Corey Becker, Harvard University, USA
I am drawn to the nanosciences by the potential to create new tools for the control of individual molecules, enabling ever-increasing control over complex biological systems. In my work I have tried to embrace this vision – Ned Seeman’s vision of controlling matter with chemical information – by bringing the spatial precision of DNA origami into a new cellular, micron-scale environment. If we can precisely control the spatial arrangement of biomolecule across cellular scales, we can develop increasingly sophisticated tools to emulate, control, and direct cellular processes, with important implications for both basic science and therapeutic applications. I focus on a hierarchical self-assembly technique, crisscross DNA origami. While a powerful approach for forming multi-micron structures, crisscross origami has thus far been confined to two dimensions; cells, however, are distinctly three-dimensional. My work has focused on extending crisscross origami into the third dimension, opening a new design space for our structures.

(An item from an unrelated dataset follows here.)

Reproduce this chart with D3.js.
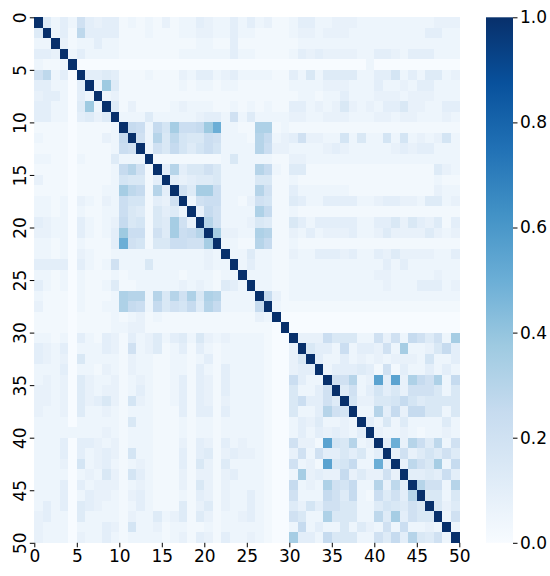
<!DOCTYPE html>
<html><head><meta charset="utf-8">
<script src="https://cdn.jsdelivr.net/npm/d3@7/dist/d3.min.js"></script>
<style>
html,body{margin:0;padding:0;background:#fff;}
svg{display:block;}
text{font-family:"DejaVu Sans",sans-serif;}
</style>
</head><body>
<svg id="chart" width="550" height="576"></svg>
<script>
(function(){
// ---- data ----
// number of variables (rows/cols) of the correlation matrix
const variableCount = 50;
// tick labels for both matrix axes
const axisTicks = [0, 5, 10, 15, 20, 25, 30, 35, 40, 45, 50];
// colorbar ticks
const colorbarTicks = [0.0, 0.2, 0.4, 0.6, 0.8, 1.0];
// diagonal value
const diagonalValue = 1.0;
// value step of one character in the encoded rows below (base-36 digit * step)
const valueStep = 0.025;
// upper triangle of the symmetric matrix:
// row i lists columns i+1 .. 49
const upperTriangle = [
  "524284344" + "1212131" + "2243224242311" + "24422333222222222333",
  "241b4444" + "1112111" + "2233224221111" + "23323332222222224422",
  "3122422" + "1111111" + "1122114111111" + "12222222222222222222",
  "242222" + "1111111" + "2222224221111" + "24343333224432444222",
  "00000" + "0000000" + "0000000000000" + "00000000020000000000",
  "4454" + "1112111" + "3244234222211" + "42625555224472425523",
  "2f5" + "1111111" + "2122122111111" + "22223332224223244222",
  "23" + "1111111" + "1111111111111" + "12212242223332333222",
  "5" + "1311112" + "3222112121211" + "44232363232446332244",
  "2225222" + "2234428252222" + "33223332223323322232",
  "a92a7e" + "99afk" + "2211" + "dd" + "12" + "11111111111111111111",
  "82c6b" + "76698" + "2221" + "ca" + "23" + "48332272622727232372",
  "286a" + "75797" + "2222" + "c9" + "33" + "22223432222234344222",
  "111" + "11111" + "2622" + "22" + "11" + "33222222222222222222",
  "4c" + "46686" + "2222" + "ca" + "21" + "55" + "111111111111111" + "532",
  "4" + "34556" + "2222" + "66" + "11" + "2" + "1111111111111111" + "211",
  "85ee9" + "2222" + "c8" + "11" + "4222222" + "1111111111" + "322",
  "2899" + "2213" + "87" + "11" + "54224444223443325523",
  "3a8" + "2222" + "da" + "11" + "2" + "1111111111111111111",
  "c8" + "2223" + "65" + "11" + "64244444224463643514",
  "e" + "3322" + "dc" + "11" + "32423334223533335323",
  "2211" + "ca" + "11" + "2" + "1111111111111111111",
  "2252211" + "32244434224353333224",
  "242211" + "22222222222424222222",
  "22211" + "22222222223322222322",
  "2211" + "22222222222322244423",
  "a31" + "22222222222222222222",
  "21" + "11111111111111111111",
  "0" + "00000000000000000000",
  "00000000000000000000",
  "333" + "9666228382a8582e",
  "64" + "429244382e2236a4",
  "4" + "2242323233327224",
  "2444541814224242",
  "88c23m4m3da8d2a",
  "58247463888626",
  "733667a756666",
  "22c4a3aa6626",
  "42625222252",
  "3223212232",
  "4k3c95b28",
  "38357585",
  "3b86e2a",
  "445494",
  "c882c",
  "6626",
  "635",
  "28",
  "2",
  ""
];
// matplotlib "Blues" colormap anchors
const bluesColors = ["#f7fbff","#deebf7","#c6dbef","#9ecae1","#6baed6","#4292c6","#2171b5","#08519c","#08306b"];

// ---- build matrix ----
function upperValue(i, j) {
  return parseInt(upperTriangle[i].charAt(j - i - 1), 36) * valueStep;
}
const cells = [];
for (let i = 0; i < variableCount; i++) {
  for (let j = 0; j < variableCount; j++) {
    let v;
    if (i === j) v = diagonalValue;
    else if (j > i) v = upperValue(i, j);
    else v = upperValue(j, i);
    cells.push({row: i, col: j, value: v});
  }
}

// ---- drawing ----
const svg = d3.select("#chart");
const plotLeft = 34.3, plotRight = 459.3, plotTop = 17.3, plotBottom = 542.8;
const x = d3.scaleLinear().domain([0, variableCount]).range([plotLeft, plotRight]);
const y = d3.scaleLinear().domain([0, variableCount]).range([plotTop, plotBottom]);
const color = d3.scaleLinear()
  .domain(bluesColors.map((c, k) => k / (bluesColors.length - 1)))
  .range(bluesColors)
  .interpolate(d3.interpolateRgb)
  .clamp(true);

svg.append("g")
  .attr("shape-rendering", "crispEdges")
  .selectAll("rect")
  .data(cells)
  .join("rect")
  .attr("x", d => x(d.col))
  .attr("y", d => y(d.row))
  .attr("width", d => x(d.col + 1) - x(d.col) + 0.3)
  .attr("height", d => y(d.row + 1) - y(d.row) + 0.3)
  .attr("fill", d => color(d.value));

const fontSize = 17;

// bottom axis
const gx = svg.append("g")
  .attr("transform", `translate(0,${plotBottom})`)
  .call(d3.axisBottom(x).tickValues(axisTicks).tickSize(4.5).tickPadding(2.8).tickFormat(d3.format("d")));
gx.select(".domain").remove();
gx.selectAll("text").attr("font-size", fontSize).attr("fill", "#000").attr("font-family", "DejaVu Sans");
gx.selectAll("line").attr("stroke", "#000").attr("stroke-width", 1);

// left axis (rotated labels)
const gy = svg.append("g")
  .attr("transform", `translate(${plotLeft},0)`)
  .call(d3.axisLeft(y).tickValues(axisTicks).tickSize(4.5).tickFormat(d3.format("d")));
gy.select(".domain").remove();
gy.selectAll("line").attr("stroke", "#000").attr("stroke-width", 1);
gy.selectAll("text")
  .attr("x", null).attr("dy", null)
  .attr("text-anchor", "middle")
  .attr("transform", "translate(-8.3,0) rotate(-90)")
  .attr("font-size", fontSize).attr("fill", "#000").attr("font-family", "DejaVu Sans");

// colorbar
const cbLeft = 486, cbWidth = 27;
const defs = svg.append("defs");
const grad = defs.append("linearGradient").attr("id", "cbgrad")
  .attr("x1", 0).attr("y1", 1).attr("x2", 0).attr("y2", 0);
grad.selectAll("stop").data(bluesColors).join("stop")
  .attr("offset", (d, k) => k / (bluesColors.length - 1))
  .attr("stop-color", d => d);
svg.append("rect")
  .attr("x", cbLeft).attr("y", plotTop)
  .attr("width", cbWidth).attr("height", plotBottom - plotTop)
  .attr("fill", "url(#cbgrad)");
const cScale = d3.scaleLinear().domain([0, 1]).range([plotBottom, plotTop]);
const gc = svg.append("g")
  .attr("transform", `translate(${cbLeft + cbWidth},0)`)
  .call(d3.axisRight(cScale).tickValues(colorbarTicks).tickSize(4.5).tickPadding(2.5).tickFormat(d3.format(".1f")));
gc.select(".domain").remove();
gc.selectAll("line").attr("stroke", "#000").attr("stroke-width", 1);
gc.selectAll("text").attr("font-size", fontSize).attr("fill", "#000").attr("font-family", "DejaVu Sans");
})();
</script>
</body></html>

Anthony Vetturini, Carnegie Mellon University, USA
The ability to explore and control features of both biological and inorganic materials makes DNA origami an attractive manufacturing methodology with nanometer-scale precision. However, its intricate design complexities significantly limits its potential, posing barriers to wider adoption. I’m driven to break these barriers, as doing so may broaden the scope of achievable designer materials. What excites me most is closing the gap between what researchers can envision and what they can build. Currently, design complexities may force researchers to compromise on their structural ambitions, and automated tools can reach only a limited portion of the design space. My work expands this reach by enabling a broader range of geometries through a web-based platform that eliminates any programming requirements for a designer. My overall goal is to shift a researcher’s role from tedious nucleotide-level design intricacies to more high-level architectural exploration, ultimately accelerating discovery of functional microscale materials.
Dayoung Gloria Lee, Columbia University, USA
My research aims to use DNA origami frames as modular building blocks to direct epitaxial growth and create layered, three-dimensional (3D) multi-shell architectures with programmable morphology and transport behavior. This approach is greatly inspired by Ned Seeman’s vision of using chemical information to control how matter forms across length scales, rather than only to specify final structure. Building on his foundational contributions to nucleic acid nanotechnology, my work treats DNA as an information-bearing material that governs growth pathways, anisotropic interactions, and collective behavior in soft-matter systems, rather than merely as a structural scaffold. By controlling kinetic growth conditions, including temperature, and chemically encoding growth rules, I demonstrate how hierarchical mesoscale patterns and function emerge. By leveraging our DNA-programmable soft matter, I aim to develop the foundations of nanoscience by connecting molecular design to morphology, mass transport, and optical response.